Holding — Urbom, S.J.
- The U.S. District Court for the District of Nebraska held that Jones's claims were barred by sovereign immunity and that the court lacked subject matter jurisdiction.
Rule
- A lawsuit against the IRS is treated as a suit against the United States, which is protected by sovereign immunity unless there is a clear waiver of that immunity.
Reasoning
- The U.S. District Court reasoned that a lawsuit against the IRS is essentially a suit against the United States, which is protected by sovereign immunity unless it explicitly waives that immunity.
- The court found that Jones failed to demonstrate that he exhausted all necessary administrative remedies within the IRS, as required for tax refund claims.
- Additionally, the court noted that the Federal Tort Claims Act did not apply since it excludes claims related to tax assessments and collections.
- The court further determined that Jones did not assert physical injury as required under the Prison Litigation Reform Act to recover for emotional distress.
- Moreover, despite some delays in processing his refund, the court concluded that these did not constitute a violation of due process.
- The IRS's internal regulations were deemed directory rather than mandatory, meaning noncompliance did not invalidate its actions.
- Ultimately, the court found that Jones's claims were moot since he had received his adjusted refund.
Deep Dive: How the Court Reached Its Decision
Sovereign Immunity
The court explained that a lawsuit against the IRS is effectively a suit against the United States, which enjoys broad protections under the doctrine of sovereign immunity. This principle dictates that the United States cannot be sued unless it has explicitly consented to such a lawsuit.
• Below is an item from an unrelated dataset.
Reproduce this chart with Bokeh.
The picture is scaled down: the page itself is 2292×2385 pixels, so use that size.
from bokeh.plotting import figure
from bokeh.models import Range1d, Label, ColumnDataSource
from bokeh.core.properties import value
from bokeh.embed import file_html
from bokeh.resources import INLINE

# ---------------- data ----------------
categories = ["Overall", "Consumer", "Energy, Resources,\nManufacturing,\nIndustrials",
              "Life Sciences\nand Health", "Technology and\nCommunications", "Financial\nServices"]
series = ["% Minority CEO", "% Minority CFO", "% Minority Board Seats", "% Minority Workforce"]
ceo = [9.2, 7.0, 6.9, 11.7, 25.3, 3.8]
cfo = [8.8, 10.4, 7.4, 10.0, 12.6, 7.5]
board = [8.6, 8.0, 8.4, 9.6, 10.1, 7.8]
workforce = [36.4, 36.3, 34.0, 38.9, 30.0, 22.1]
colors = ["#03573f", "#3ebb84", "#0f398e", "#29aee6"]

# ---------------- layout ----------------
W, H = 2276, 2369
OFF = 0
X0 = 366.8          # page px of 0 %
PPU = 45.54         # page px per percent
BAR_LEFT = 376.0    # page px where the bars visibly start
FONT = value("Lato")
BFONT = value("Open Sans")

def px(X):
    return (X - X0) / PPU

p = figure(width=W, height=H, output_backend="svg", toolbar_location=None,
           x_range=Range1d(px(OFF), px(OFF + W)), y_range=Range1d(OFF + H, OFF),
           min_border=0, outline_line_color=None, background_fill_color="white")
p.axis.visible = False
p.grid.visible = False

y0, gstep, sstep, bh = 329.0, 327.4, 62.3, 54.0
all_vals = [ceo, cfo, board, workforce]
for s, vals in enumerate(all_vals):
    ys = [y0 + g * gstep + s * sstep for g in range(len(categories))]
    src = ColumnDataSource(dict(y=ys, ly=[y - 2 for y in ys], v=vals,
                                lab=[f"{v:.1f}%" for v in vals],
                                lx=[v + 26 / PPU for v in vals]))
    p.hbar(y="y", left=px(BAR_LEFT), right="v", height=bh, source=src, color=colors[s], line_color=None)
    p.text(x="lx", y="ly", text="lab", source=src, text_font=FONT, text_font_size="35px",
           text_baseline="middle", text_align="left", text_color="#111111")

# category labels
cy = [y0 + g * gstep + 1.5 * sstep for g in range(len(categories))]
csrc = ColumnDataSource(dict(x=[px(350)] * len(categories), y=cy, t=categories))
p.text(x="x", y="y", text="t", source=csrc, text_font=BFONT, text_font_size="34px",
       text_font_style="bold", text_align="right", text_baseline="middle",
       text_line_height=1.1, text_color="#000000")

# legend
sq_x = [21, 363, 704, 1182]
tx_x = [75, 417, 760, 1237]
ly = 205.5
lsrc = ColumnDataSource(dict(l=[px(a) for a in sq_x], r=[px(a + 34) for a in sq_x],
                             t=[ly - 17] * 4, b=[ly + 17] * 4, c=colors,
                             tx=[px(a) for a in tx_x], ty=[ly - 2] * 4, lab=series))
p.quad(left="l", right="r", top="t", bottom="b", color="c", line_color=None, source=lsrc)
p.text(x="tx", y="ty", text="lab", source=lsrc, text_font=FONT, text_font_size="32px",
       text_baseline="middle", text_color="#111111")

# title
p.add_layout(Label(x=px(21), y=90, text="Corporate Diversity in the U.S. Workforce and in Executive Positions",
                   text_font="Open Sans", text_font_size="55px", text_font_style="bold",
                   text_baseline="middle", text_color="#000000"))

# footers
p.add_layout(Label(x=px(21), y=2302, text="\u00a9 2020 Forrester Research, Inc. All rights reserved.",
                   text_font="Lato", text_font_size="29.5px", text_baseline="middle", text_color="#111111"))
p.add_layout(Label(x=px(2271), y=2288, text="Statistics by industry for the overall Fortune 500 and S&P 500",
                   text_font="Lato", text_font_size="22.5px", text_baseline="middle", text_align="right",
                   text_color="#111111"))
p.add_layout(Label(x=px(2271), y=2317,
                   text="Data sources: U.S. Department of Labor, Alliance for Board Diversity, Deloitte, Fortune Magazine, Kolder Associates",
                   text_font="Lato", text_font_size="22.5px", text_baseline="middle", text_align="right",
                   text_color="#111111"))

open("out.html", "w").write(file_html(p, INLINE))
In this case, the court noted that Marvel Jones failed to demonstrate that the United States had waived its sovereign immunity in a manner that would allow his claims to proceed. The court emphasized that any waiver of this immunity must be clearly expressed in statutory text, and the absence of such a waiver meant that it lacked the subject matter jurisdiction to hear Jones's case against the IRS. Thus, the court concluded that it could not entertain any claims that would impose liability on the United States or its agencies without a clear consent.
Exhaustion of Administrative Remedies
The court reasoned that Jones did not exhaust the necessary administrative remedies required for his tax refund claim. Under the Internal Revenue Code, a taxpayer seeking a refund must first file an administrative claim with the IRS and allow the agency to resolve the claim before turning to the courts. The court highlighted that Jones did not allege compliance with this prerequisite and instead only referenced grievance procedures within his prison institution, which were irrelevant to his tax refund claim. Consequently, the court determined that without exhausting these administrative avenues, it could not adjudicate Jones's claims regarding the return of his tax refund. This failure to exhaust was a significant barrier to the court's ability to grant relief.
Applicability of the Federal Tort Claims Act
The court further clarified that the Federal Tort Claims Act (FTCA) did not apply to Jones's situation. The FTCA provides a limited waiver of the United States' sovereign immunity for certain tort claims; however, it specifically excludes claims arising from the assessment or collection of taxes. Since Jones's claims were directly related to tax assessments and the IRS's actions regarding his refund, the court found that they fell squarely within this exclusion. Therefore, the FTCA could not serve as a basis for jurisdiction over Jones's claims, reinforcing the conclusion that the court lacked the authority to hear the case. The court indicated that Jones's claims were thus barred under this Act as well.
Prison Litigation Reform Act Considerations
In addition to the previous points, the court assessed the implications of the Prison Litigation Reform Act (PLRA) on Jones's claims for damages. The PLRA stipulates that incarcerated individuals cannot bring civil actions for emotional or mental distress without demonstrating a prior physical injury. Since Jones's claims were based solely on emotional distress stemming from the IRS's actions, and he did not assert any physical injuries, the court determined that he could not recover damages under the PLRA. This limitation further constrained Jones's ability to seek relief, as it invalidated his claims for emotional distress without the necessary physical injury as required under the Act.
Mootness of the Claim
Finally, the court addressed the issue of mootness, noting that Jones's claim had effectively become moot by the time of the ruling. The defendants presented evidence indicating that Jones had received a check for the adjusted refund amount after the initiation of his lawsuit. The court observed that the payment had included the balance of his claim along with statutory interest, and since Jones did not dispute the receipt of this payment, there was no longer any live controversy for the court to resolve. Consequently, the court determined that the issue of the tax refund was moot, as Jones had already received the relief he sought, rendering the lawsuit unnecessary. This conclusion facilitated the court's decision to dismiss the case as it lacked an active dispute requiring judicial intervention.